Reasoning Regarding Steven Lane's Liability
The court found error in the dismissal of the architectural malpractice claim against Steven Lane, determining that he could potentially be liable under Business Corporation Law for acts committed in his professional capacity. The court noted that Lane was involved in handling and supervising the architectural planning for the project and represented the professional corporation throughout the contractual relationship. Business Corporation Law § 1505(a) holds shareholders, employees, or officers of professional corporations liable for negligent acts performed while rendering services on behalf of the corporation. Given Lane's supervisory role, the court concluded that the plaintiff had sufficiently stated a cause of action for architectural malpractice against him, thereby reversing the lower court's decision to eliminate Lane as a defendant.
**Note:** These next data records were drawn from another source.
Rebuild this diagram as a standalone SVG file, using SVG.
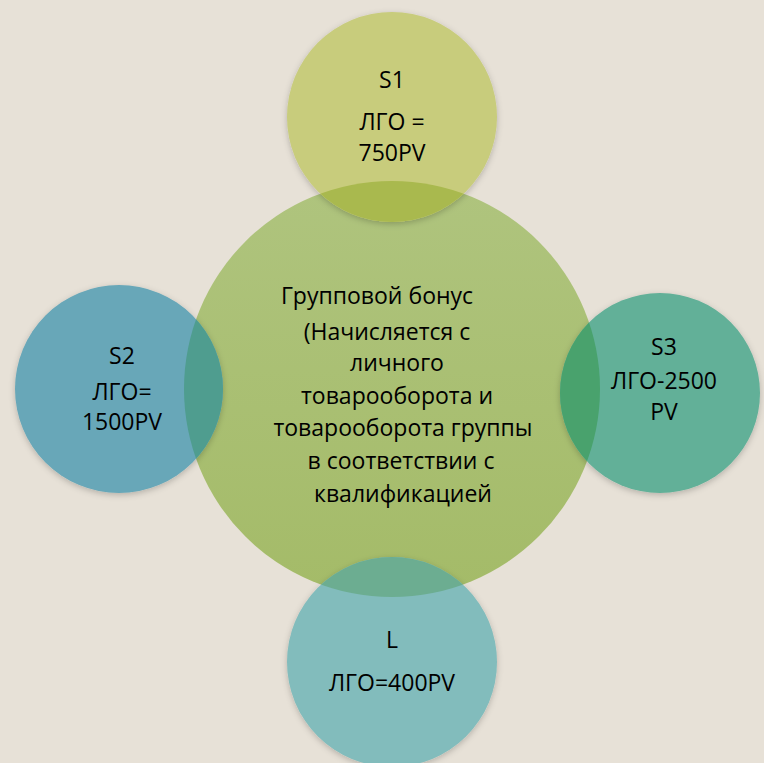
<svg xmlns="http://www.w3.org/2000/svg" width="764" height="763" viewBox="0 0 764 763">
  <defs>
    <linearGradient id="gCentral" x1="0" y1="0" x2="0" y2="1">
      <stop offset="0" stop-color="#afc47e"/>
      <stop offset="1" stop-color="#a4bb68"/>
    </linearGradient>
    <clipPath id="clipCentral">
      <circle cx="392" cy="389" r="208"/>
    </clipPath>
    <filter id="shadow" x="-20%" y="-20%" width="140%" height="140%">
      <feDropShadow dx="0" dy="2" stdDeviation="3" flood-color="#000" flood-opacity="0.22"/>
    </filter>
  </defs>
  <style>
    .lbl { font-family: "Open Sans", "Noto Sans", "DejaVu Sans", sans-serif; font-size: 23px; fill: #000; text-anchor: middle; }
  </style>
  <rect x="0" y="0" width="764" height="763" fill="#e7e1d7"/>

  <g id="central">
    <circle cx="392" cy="389" r="208" fill="url(#gCentral)"/>
  </g>

  <g id="s1">
    <circle cx="392" cy="117" r="105" fill="#c8cc7c" filter="url(#shadow)"/>
    <circle cx="392" cy="117" r="105" fill="#a9b94e" clip-path="url(#clipCentral)"/>
    <text class="lbl" x="392" y="88">S1</text>
    <text class="lbl" x="392" y="130">ЛГО =</text>
    <text class="lbl" x="392" y="161">750PV</text>
  </g>

  <g id="s2">
    <circle cx="119" cy="389" r="104" fill="#68a7b8" filter="url(#shadow)"/>
    <circle cx="119" cy="389" r="104" fill="#4f9d8f" clip-path="url(#clipCentral)"/>
    <text class="lbl" x="122" y="364">S2</text>
    <text class="lbl" x="122" y="400">ЛГО=</text>
    <text class="lbl" x="122" y="430">1500PV</text>
  </g>

  <g id="s3">
    <circle cx="660" cy="393" r="100" fill="#62b098" filter="url(#shadow)"/>
    <circle cx="660" cy="393" r="100" fill="#49a26d" clip-path="url(#clipCentral)"/>
    <text class="lbl" x="664" y="355">S3</text>
    <text class="lbl" x="664" y="389">ЛГО-2500</text>
    <text class="lbl" x="664" y="420">PV</text>
  </g>

  <g id="l">
    <circle cx="392" cy="662" r="105" fill="#82bcbc" filter="url(#shadow)"/>
    <circle cx="392" cy="662" r="105" fill="#6cad91" clip-path="url(#clipCentral)"/>
    <text class="lbl" x="392" y="648">L</text>
    <text class="lbl" x="392" y="691">ЛГО=400PV</text>
  </g>

  <g id="central-text">
    <text class="lbl" x="377" y="304">Групповой бонус</text>
    <text class="lbl" x="387" y="340">(Начисляется с</text>
    <text class="lbl" x="397" y="371">личного</text>
    <text class="lbl" x="397" y="404">товарооборота и</text>
    <text class="lbl" x="403" y="436">товарооборота группы</text>
    <text class="lbl" x="401" y="469">в соответствии с</text>
    <text class="lbl" x="403" y="502">квалификацией</text>
  </g>

  <g id="connectors"></g>
</svg>
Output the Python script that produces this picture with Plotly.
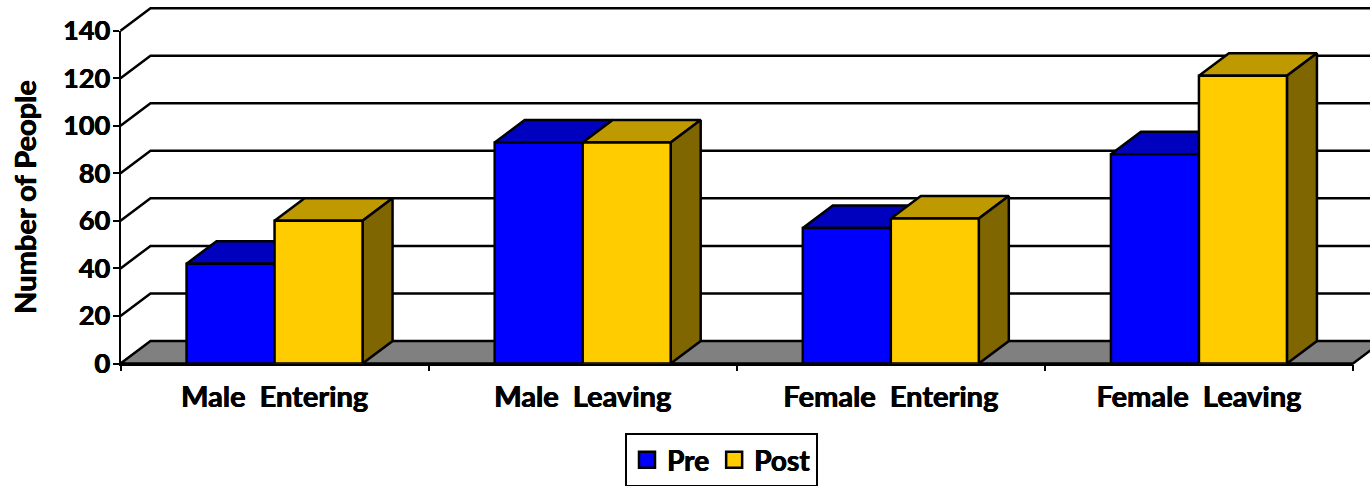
import plotly.graph_objects as go

categories = ["Male \u00a0Entering", "Male \u00a0Leaving", "Female \u00a0Entering", "Female \u00a0Leaving"]
pre_values = [42, 93, 57, 88]
post_values = [60, 93, 61, 121]
y_ticks = [0, 20, 40, 60, 80, 100, 120, 140]

W, H = 1370, 486
PX_LEFT, PX_RIGHT, PX_BOTTOM, PX_TOP = 120.5, 1353.0, 363.5, 30.7
cat_px = (PX_RIGHT - PX_LEFT) / len(categories)
val_px = (PX_BOTTOM - PX_TOP) / 140
DX = 30 / cat_px        # depth expressed in category units
DY = 22.5 / val_px      # depth expressed in value units
BAR_W = 88 / cat_px

FONT = "Lato"
HEAVY = "0.5px 0 0 black, -0.3px 0 0 black"
EDGE = dict(color="black", width=2.5)
PRE, PRE_TOP, PRE_SIDE = "#0000FF", "#0000BF", "#000080"
POST, POST_TOP, POST_SIDE = "#FFCC00", "#BF9900", "#806600"

fig = go.Figure()


def poly(xs, ys, fill=None, width=2.5):
    fig.add_trace(go.Scatter(
        x=xs, y=ys, mode="lines",
        fill="toself" if fill else None, fillcolor=fill,
        line=dict(color="black", width=width),
        hoverinfo="skip", showlegend=False, xaxis="x", yaxis="y"))


# back wall grid lines with their diagonal on the side wall
x0, x1 = -0.5, len(categories) - 0.5
for t in y_ticks[1:]:
    poly([x0, x0 + DX, x1 + DX], [t, t + DY, t + DY])

# floor
poly([x0, x0 + DX, x1 + DX, x1, x0], [0, DY, DY, 0, 0], fill="#808080")


def block(i, val, left, top_col, side_col):
    right = left + BAR_W
    poly([left, left + DX, right + DX, right, left],
         [val, val + DY, val + DY, val, val], fill=top_col)
    poly([right, right + DX, right + DX, right, right],
         [val, val + DY, DY, 0, val], fill=side_col)


for i, (a, b) in enumerate(zip(pre_values, post_values)):
    block(i, a, i - BAR_W, PRE_TOP, PRE_SIDE)
    block(i, b, i, POST_TOP, POST_SIDE)

# front faces on the visible axes
for name, vals, col in (("Pre", pre_values, PRE), ("Post", post_values, POST)):
    fig.add_trace(go.Bar(
        x=categories, y=vals, name=name, marker=dict(color=col, line=EDGE),
        xaxis="x2", yaxis="y2", showlegend=False))

# legend entries
for name, col in (("Pre", PRE), ("Post", POST)):
    fig.add_trace(go.Scatter(
        x=[None], y=[None], name=name, mode="markers",
        marker=dict(symbol="square", size=20, color=col, line=dict(color="black", width=2.5)),
        xaxis="x2", yaxis="y2"))

tick_font = dict(family=FONT, size=27, color="black", weight="bold", shadow=HEAVY)
cat_font = dict(family=FONT, size=29, color="black", weight="bold", shadow=HEAVY)

fig.update_layout(
    width=W, height=H, margin=dict(l=0, r=0, t=0, b=0, autoexpand=False), autosize=False,
    paper_bgcolor="white", plot_bgcolor="rgba(0,0,0,0)",
    font=dict(family=FONT, color="black"),
    barmode="group", bargap=1 - 2 * BAR_W, bargroupgap=0,
    xaxis=dict(domain=[0, 1], visible=False, fixedrange=True,
               range=[x0 - PX_LEFT / cat_px, x0 + (W - PX_LEFT) / cat_px]),
    yaxis=dict(domain=[0, 1], visible=False, fixedrange=True,
               range=[(PX_BOTTOM - H) / val_px, PX_BOTTOM / val_px]),
    xaxis2=dict(domain=[PX_LEFT / W, PX_RIGHT / W], anchor="y2", type="category",
                categoryorder="array", categoryarray=categories,
                range=[x0, x1], tickson="boundaries", ticks="outside", ticklen=6,
                tickwidth=2, tickcolor="black", showline=True, linecolor="black",
                linewidth=1.5, showgrid=False, tickfont=cat_font, ticklabelstandoff=7),
    yaxis2=dict(domain=[(H - PX_BOTTOM) / H, (H - PX_TOP) / H], anchor="x2",
                range=[0, 140], tickvals=y_ticks, ticks="outside", ticklen=6,
                tickwidth=2, tickcolor="black", showline=True, linecolor="black",
                linewidth=2, showgrid=False, zeroline=False, tickfont=tick_font,
                ticklabelstandoff=-3,
                title=dict(text="Number of People",
                           font=dict(family=FONT, size=29, color="black", weight="bold", shadow=HEAVY),
                           standoff=18)),
    legend=dict(orientation="h", x=625 / W, xanchor="left", y=1 - 433 / H, yanchor="top",
                bordercolor="black", borderwidth=2, bgcolor="white",
                font=dict(family=FONT, size=28, color="black", weight="bold", shadow=HEAVY)),
)

fig.write_html("out.html", config={"displayModeBar": False},
               post_script="document.body.style.margin='0';document.documentElement.style.overflow='hidden';")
Conclusion of the Court's Reasoning
Ultimately, the Appellate Division modified the Supreme Court's order by denying the defendants' motion to dismiss the second cause of action against Steven Lane, while affirming other aspects of the order. The court clarified that the prior arbitration did not bar the plaintiff's claims against the defendants, allowing the case to proceed on that front. Additionally, the court confirmed that the claim for lost profits was properly dismissed, as such damages were not within the reasonable contemplation of the parties at the time of contracting. The dismissal of the gross negligence claim was upheld due to the lack of factual support, while the finding of potential liability for Lane was reinstated, ensuring that the plaintiff could pursue the malpractice claim against him. This ruling underscored the importance of precise factual allegations in negligence claims and the limitations of collateral estoppel in barring claims based on previous arbitration outcomes.